- The Washington Times - Tuesday, July 4, 2017

Nevada Sen. Dean Heller has found plenty of reasons this year to break ranks with fellow Republicans — including President Trump.

On everything from President Trump’s budget to the Obamacare repeal to the ultimate parochial issue of the federal government’s plans for a nuclear waste repository at Yucca Mountain — the classic parochial issue for a Nevada politician — Mr. Heller has balked at his party leaders’ plans.

He’s also the most vulnerable GOP incumbent heading into 2018, and Democrats are already pouring money into the state, looking to force him into a corner on the hot-button issues like health care.

Mr. Heller is among the Republicans most vociferously questioning the GOP’s health care bill.

“I cannot support a bill that takes insurance away from tens of millions of Americans,” the senator said at a press conference last week with Nevada Gov. Brian Sandoval.

One Democratic strategist said the senator’s opposition to the GOP’s proposed replacement for Obamacare isn’t enough, saying Mr. Heller has to answer for the Republican-authored bill if he seeks a second term next fall.

But Mr. Heller isn’t just getting slammed by Democrats. Conservatives in the state have also expressed their frustration with Mr. Heller.

Back in April, Mr. Heller irked the right with comments at a town hall when he said, “I have no problems with federal funding for Planned Parenthood.”

The next day, Mr. Heller’s spokeswoman Megan Taylor released a statement that read in part, “While he doesn’t have a problem with many of the health care services Planned Parenthood offers to women, he is opposed to providing federal funding to any organization that performs abortions and is supported by taxpayers’ dollars; he has a long record that reflects his position.”

Even before the Planned Parenthood flap, Mr. Heller was fending off complaints from conservatives who said he was too tepid in his support for Mr. Trump. A pro-Trump political action committee even threatened to run ads against him for refusing to sign on to the health bill.

Mr.

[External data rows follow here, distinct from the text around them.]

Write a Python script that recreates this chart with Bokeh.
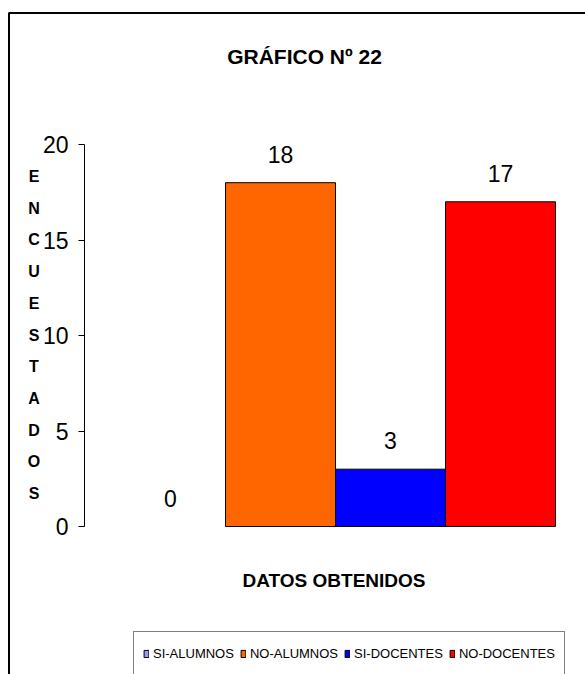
from bokeh.plotting import figure
from bokeh.models import (ColumnDataSource, LabelSet, Label, Legend, LegendItem,
                          BoxAnnotation, FixedTicker, Range1d)
from bokeh.core.properties import value
from bokeh.embed import file_html
from bokeh.resources import INLINE

# ---- data ----
categories = ["SI-ALUMNOS", "NO-ALUMNOS", "SI-DOCENTES", "NO-DOCENTES"]
values = [0, 18, 3, 17]
colors = ["#9999FF", "#FF6600", "#0000FF", "#FF0000"]
y_ticks = [0, 5, 10, 15, 20]
title_text = "GRÁFICO Nº 22"
x_title = "DATOS OBTENIDOS"
y_title_letters = list("ENCUESTADOS")

FONT = "Liberation Sans"
W, H = 585, 674

# layout (pixels of the canvas)
PX_X = 110.0          # pixels per category
PX_Y = (526 - 144) / 20.0  # pixels per survey unit
X0 = 0.5 - 115 / PX_X  # data x at canvas left
Y0 = -(H - 526) / PX_Y  # data y at canvas bottom

xs = [i + 1 for i in range(len(categories))]
src = ColumnDataSource(dict(
    x=xs,
    value=values,
    cat=categories,
    color=colors,
    label=[str(v) for v in values],
    line_alpha=[1.0 if v > 0 else 0.0 for v in values],
))

p = figure(width=W, height=H, output_backend="svg", toolbar_location=None,
           x_range=Range1d(X0, X0 + W / PX_X),
           y_range=Range1d(Y0, Y0 + H / PX_Y),
           x_axis_location=None,
           min_border_left=0, min_border_right=0,
           min_border_top=0, min_border_bottom=0)
p.outline_line_color = None
p.xgrid.visible = False
p.ygrid.visible = False
p.background_fill_color = "white"
p.border_fill_color = "white"

yax = p.yaxis[0]
yax.fixed_location = 0.5 - 31 / PX_X
yax.bounds = (y_ticks[0], y_ticks[-1])
yax.ticker = FixedTicker(ticks=y_ticks)
yax.minor_tick_line_color = None
yax.major_tick_in = 0
yax.major_tick_out = 6
yax.major_label_standoff = 10
yax.axis_line_color = "black"
yax.major_tick_line_color = "black"
yax.major_label_text_font = FONT
yax.major_label_text_font_size = "23px"
yax.major_label_text_color = "black"

# bars
p.vbar(x="x", top="value", bottom=0, width=1.0, source=src,
       fill_color="color", line_color="black", line_width=1,
       line_alpha="line_alpha")
# renderer used only for legend swatches
legend_r = p.vbar(x="x", top="value", bottom=0, width=1.0, source=src,
                  fill_color="color", line_color="black", line_width=1,
                  visible=False)

# value labels
labels = LabelSet(x="x", y="value", text="label", source=src,
                  text_align="center", text_baseline="alphabetic",
                  y_offset=20, text_font=value(FONT),
                  text_font_size=value("23px"), text_color="black")
p.add_layout(labels)

# title
p.add_layout(Label(x=304, y=H - 56, x_units="screen", y_units="screen",
                   text=title_text, text_align="center", text_baseline="middle",
                   text_font=FONT, text_font_style="bold",
                   text_font_size="21px", text_color="black"))
# x title
p.add_layout(Label(x=333.5, y=H - 580, x_units="screen", y_units="screen",
                   text=x_title, text_align="center", text_baseline="middle",
                   text_font=FONT, text_font_style="bold",
                   text_font_size="19px", text_color="black"))
# y title stacked letters
for i, ch in enumerate(y_title_letters):
    p.add_layout(Label(x=33.5, y=H - (176 + 31.7 * i), x_units="screen",
                       y_units="screen", text=ch, text_align="center",
                       text_baseline="middle", text_font=FONT,
                       text_font_style="bold", text_font_size="16px",
                       text_color="black"))

# chart area border
p.add_layout(BoxAnnotation(left=8.5, right=W + 100, top=H - 12.5, bottom=-100,
                           left_units="screen", right_units="screen",
                           top_units="screen", bottom_units="screen",
                           fill_alpha=0, line_color="black", line_alpha=1,
                           line_width=2))

legend = Legend(items=[LegendItem(label=c, renderers=[legend_r], index=i)
                       for i, c in enumerate(categories)],
                orientation="horizontal", location=(133, -1),
                glyph_width=6, glyph_height=9, label_standoff=4, spacing=6,
                padding=9, margin=0, label_height=24,
                border_line_color="black", border_line_width=1,
                background_fill_color="white", background_fill_alpha=1,
                inactive_fill_alpha=0,
                label_text_font=FONT, label_text_font_size="13px",
                label_text_color="black")
p.add_layout(legend)

open("out.html", "w").write(file_html(p, INLINE))
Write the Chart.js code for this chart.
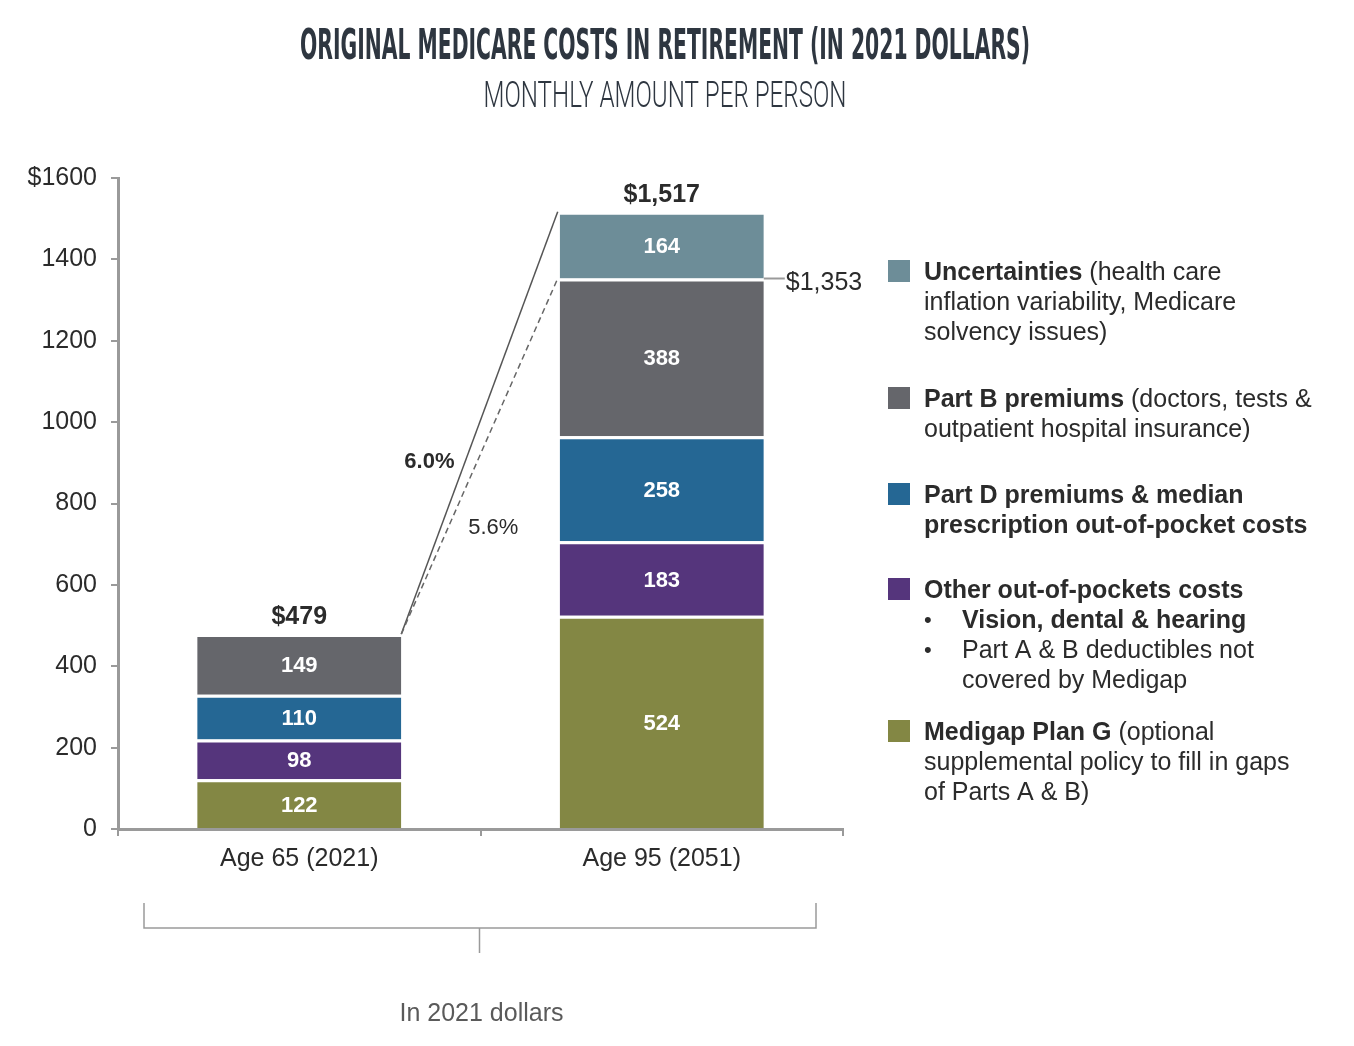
<!DOCTYPE html>
<html>
<head>
<meta charset="utf-8">
<title>Original Medicare Costs in Retirement</title>
<script src="https://cdn.jsdelivr.net/npm/chart.js@4.4.1/dist/chart.umd.min.js"></script>
<style>
  html, body { margin: 0; padding: 0; background: #fff; }
  #wrap { position: relative; width: 1354px; height: 1046px; }
</style>
</head>
<body>
<div id="wrap"><canvas id="medicare-chart" width="1354" height="1046"></canvas></div>
<script>
// Chart data
const categories = ['Age 65 (2021)', 'Age 95 (2051)'];
const medigapPlanG = [122, 524];
const otherOutOfPocket = [98, 183];
const partDPremiums = [110, 258];
const partBPremiums = [149, 388];
const uncertainties = [null, 164];
const growthWith = '6.0%';
const growthWithout = '5.6%';
const yTickValues = [0, 200, 400, 600, 800, 1000, 1200, 1400, 1600];

const TITLE = 'ORIGINAL MEDICARE COSTS IN RETIREMENT (IN 2021 DOLLARS)';
const SUBTITLE = 'MONTHLY AMOUNT PER PERSON';
const FOOTNOTE = 'In 2021 dollars';

// Legend text, top to bottom ("**" toggles bold, "•" bullet line, ">" indented line)
const legendEntries = [
  { dataset: 4, lines: ['**Uncertainties** (health care', 'inflation variability, Medicare', 'solvency issues)'] },
  { dataset: 3, lines: ['**Part B premiums** (doctors, tests &', 'outpatient hospital insurance)'] },
  { dataset: 2, lines: ['**Part D premiums & median**', '**prescription out-of-pocket costs**'] },
  { dataset: 1, lines: ['**Other out-of-pockets costs**', '•**Vision, dental & hearing**', '•Part A & B deductibles not', '>covered by Medigap'] },
  { dataset: 0, lines: ['**Medigap Plan G** (optional', 'supplemental policy to fill in gaps', 'of Parts A & B)'] },
];

const FONT = "'Liberation Sans', Arial, sans-serif";
const font = (size, bold) => `${bold ? 'bold ' : ''}${size}px ${FONT}`;
const TEXT = '#2b2b2b';
const AXIS = '#9a9a9a';

Chart.defaults.font.family = FONT;

// Text squeezed to a target width (condensed heading look)
function drawSqueezed(ctx, text, cx, cy, f, width, color) {
  ctx.save();
  ctx.font = f;
  const k = width / ctx.measureText(text).width;
  ctx.translate(cx, cy);
  ctx.scale(k, 1);
  ctx.fillStyle = color;
  ctx.textAlign = 'center';
  ctx.textBaseline = 'middle';
  ctx.fillText(text, 0, 0);
  ctx.restore();
}

// Draw one line made of bold / regular runs
function drawRuns(ctx, line, x, y) {
  const parts = line.split('**');
  parts.forEach((part, i) => {
    if (!part) return;
    ctx.font = font(25, i % 2 === 1);
    ctx.fillText(part, x, y);
    x += ctx.measureText(part).width;
  });
}

const headingPlugin = {
  id: 'heading',
  afterDraw(chart) {
    const ctx = chart.ctx;
    drawSqueezed(ctx, TITLE, 665, 48, "bold 42px 'Liberation Sans Narrow', 'DejaVu Sans Condensed', sans-serif", 730, '#2e3640');
    drawSqueezed(ctx, SUBTITLE, 665, 98, "300 36px Roboto, sans-serif", 363, '#2e3640');
  }
};

const barLabelsPlugin = {
  id: 'barLabels',
  afterDatasetsDraw(chart) {
    const ctx = chart.ctx;
    const y = chart.scales.y;
    ctx.save();
    ctx.textAlign = 'center';
    ctx.textBaseline = 'middle';

    // values inside segments
    ctx.font = font(22, true);
    ctx.fillStyle = '#fff';
    chart.data.datasets.forEach((ds, i) => {
      chart.getDatasetMeta(i).data.forEach((bar, j) => {
        const v = ds.data[j];
        if (v == null) return;
        ctx.fillText(String(v), bar.x, (bar.y + bar.base) / 2 + 2);
      });
    });

    // totals above the stacks
    const bars = chart.getDatasetMeta(0).data;
    const totals = categories.map((c, j) =>
      chart.data.datasets.reduce((a, ds) => a + (ds.data[j] || 0), 0));
    ctx.font = font(25, true);
    ctx.fillStyle = TEXT;
    totals.forEach((t, j) => {
      ctx.fillText('$' + t.toLocaleString('en-US'), bars[j].x, y.getPixelForValue(t) - 17);
    });

    // total without uncertainties on the second stack
    const base = totals[1] - uncertainties[1];
    const b1 = bars[1];
    const yb = y.getPixelForValue(base);
    ctx.strokeStyle = AXIS;
    ctx.lineWidth = 2;
    ctx.beginPath();
    ctx.moveTo(b1.x + b1.width / 2, yb);
    ctx.lineTo(b1.x + b1.width / 2 + 21, yb);
    ctx.stroke();
    ctx.font = font(25, false);
    ctx.textAlign = 'left';
    ctx.fillText('$' + base.toLocaleString('en-US'), b1.x + b1.width / 2 + 22, yb + 5);

    // growth lines between the stacks
    const b0 = bars[0];
    const x0 = b0.x + b0.width / 2, y0 = y.getPixelForValue(totals[0]);
    const x1 = b1.x - b1.width / 2 - 2;
    const yTop = y.getPixelForValue(totals[1]);
    ctx.strokeStyle = '#555';
    ctx.lineWidth = 1.5;
    ctx.beginPath();
    ctx.moveTo(x0, y0);
    ctx.lineTo(x1, yTop);
    ctx.stroke();
    ctx.setLineDash([6, 4]);
    ctx.strokeStyle = '#666';
    ctx.beginPath();
    ctx.moveTo(x0, y0);
    ctx.lineTo(x1, yb);
    ctx.stroke();
    ctx.setLineDash([]);

    ctx.textAlign = 'center';
    ctx.font = font(22, true);
    let t = 0.41;
    ctx.fillText(growthWith, x0 + (x1 - x0) * t - 36, y0 + (yTop - y0) * t + 1);
    ctx.font = font(22, false);
    t = 0.30;
    ctx.fillText(growthWithout, x0 + (x1 - x0) * t + 45, y0 + (yb - y0) * t + 1);
    ctx.restore();
  }
};

const legendPlugin = {
  id: 'sideLegend',
  afterDraw(chart) {
    const ctx = chart.ctx;
    const entryY = [273, 400, 496, 591, 733];
    const lineH = 30;
    ctx.save();
    ctx.textAlign = 'left';
    ctx.textBaseline = 'middle';
    legendEntries.forEach((entry, i) => {
      const top = entryY[i];
      ctx.fillStyle = chart.data.datasets[entry.dataset].backgroundColor;
      ctx.fillRect(888, top - 13, 22, 22);
      ctx.fillStyle = TEXT;
      entry.lines.forEach((line, k) => {
        const ly = top + k * lineH;
        if (line[0] === '•') {
          ctx.font = font(22, false);
          ctx.fillText('•', 924, ly);
          drawRuns(ctx, line.slice(1), 962, ly);
        } else if (line[0] === '>') {
          drawRuns(ctx, line.slice(1), 962, ly);
        } else {
          drawRuns(ctx, line, 924, ly);
        }
      });
    });
    ctx.restore();
  }
};

const bracketPlugin = {
  id: 'bracket',
  afterDraw(chart) {
    const ctx = chart.ctx;
    const area = chart.chartArea;
    const left = area.left + 26, right = area.right - 27;
    const mid = (area.left + area.right) / 2 - 1;
    const y0 = area.bottom + 74, y1 = area.bottom + 99, y2 = area.bottom + 124;
    ctx.save();
    ctx.strokeStyle = AXIS;
    ctx.lineWidth = 1.5;
    ctx.beginPath();
    ctx.moveTo(left, y0);
    ctx.lineTo(left, y1);
    ctx.lineTo(right, y1);
    ctx.lineTo(right, y0);
    ctx.moveTo(mid, y1);
    ctx.lineTo(mid, y2);
    ctx.stroke();
    ctx.fillStyle = '#5a5a5a';
    ctx.font = font(25, false);
    ctx.textAlign = 'center';
    ctx.textBaseline = 'middle';
    ctx.fillText(FOOTNOTE, mid + 2, area.bottom + 185);
    ctx.restore();
  }
};

const segment = (label, data, color) => ({
  label,
  data,
  backgroundColor: color,
  borderColor: '#ffffff',
  borderWidth: { top: 3, right: 0, bottom: 0, left: 0 },
  borderSkipped: false,
  barPercentage: 0.563,
  categoryPercentage: 1,
});

const ctx = document.getElementById('medicare-chart').getContext('2d');
new Chart(ctx, {
  type: 'bar',
  data: {
    labels: categories,
    datasets: [
      segment('Medigap Plan G', medigapPlanG, '#838744'),
      segment('Other out-of-pockets costs', otherOutOfPocket, '#55357c'),
      segment('Part D premiums & median prescription out-of-pocket costs', partDPremiums, '#256794'),
      segment('Part B premiums', partBPremiums, '#65666b'),
      segment('Uncertainties', uncertainties, '#6d8d98'),
    ],
  },
  options: {
    responsive: false,
    animation: false,
    layout: { padding: { top: 178, right: 511, bottom: 157, left: 0 } },
    plugins: {
      legend: { display: false },
      title: { display: false },
      tooltip: { enabled: false },
    },
    scales: {
      x: {
        stacked: true,
        afterFit: s => { s.height = 60; },
        grid: { drawOnChartArea: false, offset: true, tickLength: 7, lineWidth: 2, color: AXIS },
        border: { color: AXIS, width: 3 },
        ticks: { color: TEXT, font: { size: 25 }, padding: 8 },
      },
      y: {
        stacked: true,
        min: 0,
        max: 1600,
        afterFit: s => { s.width = 118; },
        afterBuildTicks: s => { s.ticks = yTickValues.map(v => ({ value: v })); },
        grid: { drawOnChartArea: false, tickLength: 7, lineWidth: 2, color: AXIS },
        border: { color: AXIS, width: 3 },
        ticks: {
          color: TEXT,
          font: { size: 25 },
          padding: 14,
          callback: v => (v === 1600 ? '$' + v : String(v)),
        },
      },
    },
  },
  plugins: [headingPlugin, barLabelsPlugin, legendPlugin, bracketPlugin],
});
</script>
</body>
</html>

Heller has defended himself against such attacks at a few rowdy town halls earlier this year, saying he’s a conservative who believes in low taxes and small government.

His biggest fight with the Trump administration is over Yucca Mountain, which has been on the books for years, but had stalled thanks to court cases and the opposition of then-Sen. Harry Reid, a Nevadan who was also Senate Democrats’ leader for more than a decade.

The nuclear waste repository site is located about 90 miles outside of Las Vegas, and the Trump administration and congressional Republicans are trying to restart the project.

State officials have been trying to block it, arguing the state’s tourism would suffer and that the state doesn’t deserve to be take the country’s leftovers.

“Nevada will not serve as our nation’s nuclear waste dump,” Mr. Heller said earlier this month. “The only viable solution to our country’s nuclear waste problem is one that is rooted in consent, and Nevada has said ‘no.’”

Mr. Heller’s firm Yucca opposition polls well in Nevada, and that could serve him as he tries to win re-election in a state that tilts blue at the national political level.

He’s also counting on voters finding him to be a likable guy, someone who holds himself to a standard apart from partisan politics.

“Dean Heller has a personal connection to Nevadans. He’s worked hard to build those relationships over the years. It goes far beyond a 30-second ad or any one policy position,” said Mike Slanker, Mr. Heller’s campaign consultant.

Democrats, though, say Mr. Heller may be leaving himself politically isolated, alienating GOP voters while failing to woo Democrats or moderates.

They said the moderate middle-ground approach failed for former Rep. Joe Heck, a Republican who lost his bid last year to win the Senate seat Mr. Reid was leaving empty.

Mr. Heck waffled on his support for the Trump campaign last year before losing to Sen. Catherine Cortez Masto, a Reid protege.

Two Republican strategists pointed to Mr. Heller’s victory in 2012 despite the presence of former President Barack Obama on the ballot, saying Mr. Heller is different than Mr. Heck.

One of the strategists said the only reason Mr. Heller is deemed the most vulnerable GOP incumbent next year is because there are so few Republicans up for re-election.

Democrats are slated to defend 23 seats plus two independents that caucus with them in 2018. Republicans, meanwhile, have eight seats up, and Mr. Heller is the only one sitting in a state won by Democratic nominee Hillary Clinton in 2016.